=== PROVIDED MATERIAL ===
--

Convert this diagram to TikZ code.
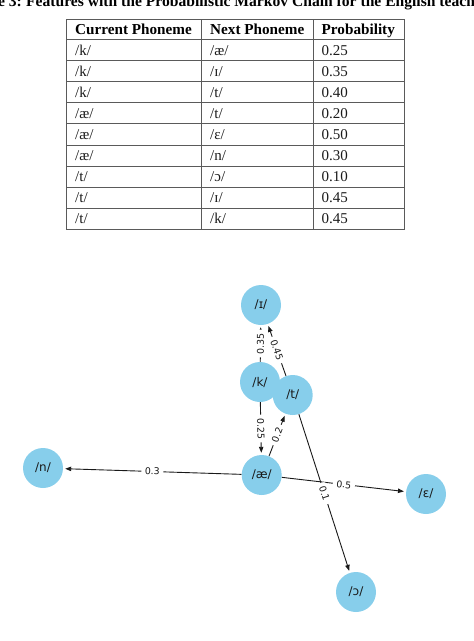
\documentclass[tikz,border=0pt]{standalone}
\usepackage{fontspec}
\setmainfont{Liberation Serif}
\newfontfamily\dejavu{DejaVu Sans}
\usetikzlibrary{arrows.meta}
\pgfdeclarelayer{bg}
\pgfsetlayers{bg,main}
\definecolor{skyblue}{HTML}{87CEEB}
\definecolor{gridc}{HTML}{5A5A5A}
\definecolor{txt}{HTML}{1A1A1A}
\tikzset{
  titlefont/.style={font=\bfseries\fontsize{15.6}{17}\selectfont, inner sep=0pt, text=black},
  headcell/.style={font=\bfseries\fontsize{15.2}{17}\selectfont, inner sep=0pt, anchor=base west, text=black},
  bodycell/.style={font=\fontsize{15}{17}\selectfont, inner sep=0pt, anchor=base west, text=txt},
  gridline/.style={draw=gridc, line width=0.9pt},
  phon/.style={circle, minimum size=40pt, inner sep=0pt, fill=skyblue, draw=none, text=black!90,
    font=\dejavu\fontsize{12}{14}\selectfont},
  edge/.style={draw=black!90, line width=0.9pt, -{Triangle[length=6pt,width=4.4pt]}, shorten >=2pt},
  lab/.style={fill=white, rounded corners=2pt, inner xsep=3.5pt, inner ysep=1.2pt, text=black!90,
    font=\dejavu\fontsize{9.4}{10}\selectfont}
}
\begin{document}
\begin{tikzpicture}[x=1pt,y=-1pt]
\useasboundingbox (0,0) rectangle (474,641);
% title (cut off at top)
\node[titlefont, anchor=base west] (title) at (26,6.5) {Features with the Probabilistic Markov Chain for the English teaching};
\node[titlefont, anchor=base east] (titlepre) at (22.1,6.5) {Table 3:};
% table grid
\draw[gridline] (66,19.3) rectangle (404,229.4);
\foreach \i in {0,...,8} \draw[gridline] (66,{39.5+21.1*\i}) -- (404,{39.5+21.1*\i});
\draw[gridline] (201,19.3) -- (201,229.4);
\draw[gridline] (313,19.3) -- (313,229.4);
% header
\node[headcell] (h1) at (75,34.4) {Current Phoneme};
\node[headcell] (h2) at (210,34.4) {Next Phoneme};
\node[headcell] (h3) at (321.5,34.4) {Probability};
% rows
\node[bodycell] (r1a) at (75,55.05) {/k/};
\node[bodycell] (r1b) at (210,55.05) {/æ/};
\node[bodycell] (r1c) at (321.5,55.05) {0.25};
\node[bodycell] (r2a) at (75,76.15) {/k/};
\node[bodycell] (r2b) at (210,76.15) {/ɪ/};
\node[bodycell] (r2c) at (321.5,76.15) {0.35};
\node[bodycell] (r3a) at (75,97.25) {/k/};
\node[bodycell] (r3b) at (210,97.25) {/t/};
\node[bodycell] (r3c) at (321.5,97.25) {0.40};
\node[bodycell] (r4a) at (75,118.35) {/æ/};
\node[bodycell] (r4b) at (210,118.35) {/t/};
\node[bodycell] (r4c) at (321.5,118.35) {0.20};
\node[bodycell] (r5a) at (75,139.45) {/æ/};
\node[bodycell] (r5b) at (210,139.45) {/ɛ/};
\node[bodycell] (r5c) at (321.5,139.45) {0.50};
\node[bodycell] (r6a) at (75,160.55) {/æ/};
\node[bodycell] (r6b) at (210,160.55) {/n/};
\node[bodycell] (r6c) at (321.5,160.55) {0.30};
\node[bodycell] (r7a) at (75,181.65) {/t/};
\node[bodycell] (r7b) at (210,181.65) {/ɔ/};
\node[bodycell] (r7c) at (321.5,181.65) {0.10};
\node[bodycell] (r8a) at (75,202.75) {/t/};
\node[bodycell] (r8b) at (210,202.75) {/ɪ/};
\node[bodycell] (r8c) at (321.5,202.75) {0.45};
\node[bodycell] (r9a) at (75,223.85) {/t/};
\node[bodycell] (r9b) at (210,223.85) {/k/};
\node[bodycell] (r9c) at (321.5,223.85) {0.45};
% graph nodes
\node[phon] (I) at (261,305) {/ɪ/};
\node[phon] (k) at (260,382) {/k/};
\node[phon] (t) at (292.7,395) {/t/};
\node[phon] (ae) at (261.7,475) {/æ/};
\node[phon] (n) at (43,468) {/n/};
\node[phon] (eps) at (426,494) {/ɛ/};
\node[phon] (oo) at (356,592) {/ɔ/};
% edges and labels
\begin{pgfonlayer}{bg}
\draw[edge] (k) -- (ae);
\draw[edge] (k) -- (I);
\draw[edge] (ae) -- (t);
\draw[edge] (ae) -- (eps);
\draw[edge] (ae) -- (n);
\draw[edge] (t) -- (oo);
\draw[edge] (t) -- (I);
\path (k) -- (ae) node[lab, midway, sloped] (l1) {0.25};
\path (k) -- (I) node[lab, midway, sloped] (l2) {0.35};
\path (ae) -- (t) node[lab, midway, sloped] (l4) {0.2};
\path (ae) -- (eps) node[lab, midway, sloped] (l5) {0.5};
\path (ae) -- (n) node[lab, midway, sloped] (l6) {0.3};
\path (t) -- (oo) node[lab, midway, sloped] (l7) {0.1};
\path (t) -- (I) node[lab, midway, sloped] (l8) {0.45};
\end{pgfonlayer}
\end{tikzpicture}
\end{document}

--

The data above should be repeated exactly, minus any pictures.

Convert this diagram to TikZ code.
\documentclass[tikz,border=0pt]{standalone}
\usepackage{fontspec}
\setmainfont{Liberation Serif}
\newfontfamily\dejavu{DejaVu Sans}
\usetikzlibrary{arrows.meta}
\pgfdeclarelayer{bg}
\pgfsetlayers{bg,main}
\definecolor{skyblue}{HTML}{87CEEB}
\definecolor{gridc}{HTML}{5A5A5A}
\definecolor{txt}{HTML}{1A1A1A}
\tikzset{
  titlefont/.style={font=\bfseries\fontsize{15.6}{17}\selectfont, inner sep=0pt, text=black},
  headcell/.style={font=\bfseries\fontsize{15.2}{17}\selectfont, inner sep=0pt, anchor=base west, text=black},
  bodycell/.style={font=\fontsize{15}{17}\selectfont, inner sep=0pt, anchor=base west, text=txt},
  gridline/.style={draw=gridc, line width=0.9pt},
  phon/.style={circle, minimum size=40pt, inner sep=0pt, fill=skyblue, draw=none, text=black!90,
    font=\dejavu\fontsize{12}{14}\selectfont},
  edge/.style={draw=black!90, line width=0.9pt, -{Triangle[length=6pt,width=4.4pt]}, shorten >=2pt},
  lab/.style={fill=white, rounded corners=2pt, inner xsep=3.5pt, inner ysep=1.2pt, text=black!90,
    font=\dejavu\fontsize{9.4}{10}\selectfont}
}
\begin{document}
\begin{tikzpicture}[x=1pt,y=-1pt]
\useasboundingbox (0,0) rectangle (474,641);
% title (cut off at top)
\node[titlefont, anchor=base west] (title) at (26,6.5) {Features with the Probabilistic Markov Chain for the English teaching};
\node[titlefont, anchor=base east] (titlepre) at (22.1,6.5) {Table 3:};
% table grid
\draw[gridline] (66,19.3) rectangle (404,229.4);
\foreach \i in {0,...,8} \draw[gridline] (66,{39.5+21.1*\i}) -- (404,{39.5+21.1*\i});
\draw[gridline] (201,19.3) -- (201,229.4);
\draw[gridline] (313,19.3) -- (313,229.4);
% header
\node[headcell] (h1) at (75,34.4) {Current Phoneme};
\node[headcell] (h2) at (210,34.4) {Next Phoneme};
\node[headcell] (h3) at (321.5,34.4) {Probability};
% rows
\node[bodycell] (r1a) at (75,55.05) {/k/};
\node[bodycell] (r1b) at (210,55.05) {/æ/};
\node[bodycell] (r1c) at (321.5,55.05) {0.25};
\node[bodycell] (r2a) at (75,76.15) {/k/};
\node[bodycell] (r2b) at (210,76.15) {/ɪ/};
\node[bodycell] (r2c) at (321.5,76.15) {0.35};
\node[bodycell] (r3a) at (75,97.25) {/k/};
\node[bodycell] (r3b) at (210,97.25) {/t/};
\node[bodycell] (r3c) at (321.5,97.25) {0.40};
\node[bodycell] (r4a) at (75,118.35) {/æ/};
\node[bodycell] (r4b) at (210,118.35) {/t/};
\node[bodycell] (r4c) at (321.5,118.35) {0.20};
\node[bodycell] (r5a) at (75,139.45) {/æ/};
\node[bodycell] (r5b) at (210,139.45) {/ɛ/};
\node[bodycell] (r5c) at (321.5,139.45) {0.50};
\node[bodycell] (r6a) at (75,160.55) {/æ/};
\node[bodycell] (r6b) at (210,160.55) {/n/};
\node[bodycell] (r6c) at (321.5,160.55) {0.30};
\node[bodycell] (r7a) at (75,181.65) {/t/};
\node[bodycell] (r7b) at (210,181.65) {/ɔ/};
\node[bodycell] (r7c) at (321.5,181.65) {0.10};
\node[bodycell] (r8a) at (75,202.75) {/t/};
\node[bodycell] (r8b) at (210,202.75) {/ɪ/};
\node[bodycell] (r8c) at (321.5,202.75) {0.45};
\node[bodycell] (r9a) at (75,223.85) {/t/};
\node[bodycell] (r9b) at (210,223.85) {/k/};
\node[bodycell] (r9c) at (321.5,223.85) {0.45};
% graph nodes
\node[phon] (I) at (261,305) {/ɪ/};
\node[phon] (k) at (260,382) {/k/};
\node[phon] (t) at (292.7,395) {/t/};
\node[phon] (ae) at (261.7,475) {/æ/};
\node[phon] (n) at (43,468) {/n/};
\node[phon] (eps) at (426,494) {/ɛ/};
\node[phon] (oo) at (356,592) {/ɔ/};
% edges and labels
\begin{pgfonlayer}{bg}
\draw[edge] (k) -- (ae);
\draw[edge] (k) -- (I);
\draw[edge] (ae) -- (t);
\draw[edge] (ae) -- (eps);
\draw[edge] (ae) -- (n);
\draw[edge] (t) -- (oo);
\draw[edge] (t) -- (I);
\path (k) -- (ae) node[lab, midway, sloped] (l1) {0.25};
\path (k) -- (I) node[lab, midway, sloped] (l2) {0.35};
\path (ae) -- (t) node[lab, midway, sloped] (l4) {0.2};
\path (ae) -- (eps) node[lab, midway, sloped] (l5) {0.5};
\path (ae) -- (n) node[lab, midway, sloped] (l6) {0.3};
\path (t) -- (oo) node[lab, midway, sloped] (l7) {0.1};
\path (t) -- (I) node[lab, midway, sloped] (l8) {0.45};
\end{pgfonlayer}
\end{tikzpicture}
\end{document}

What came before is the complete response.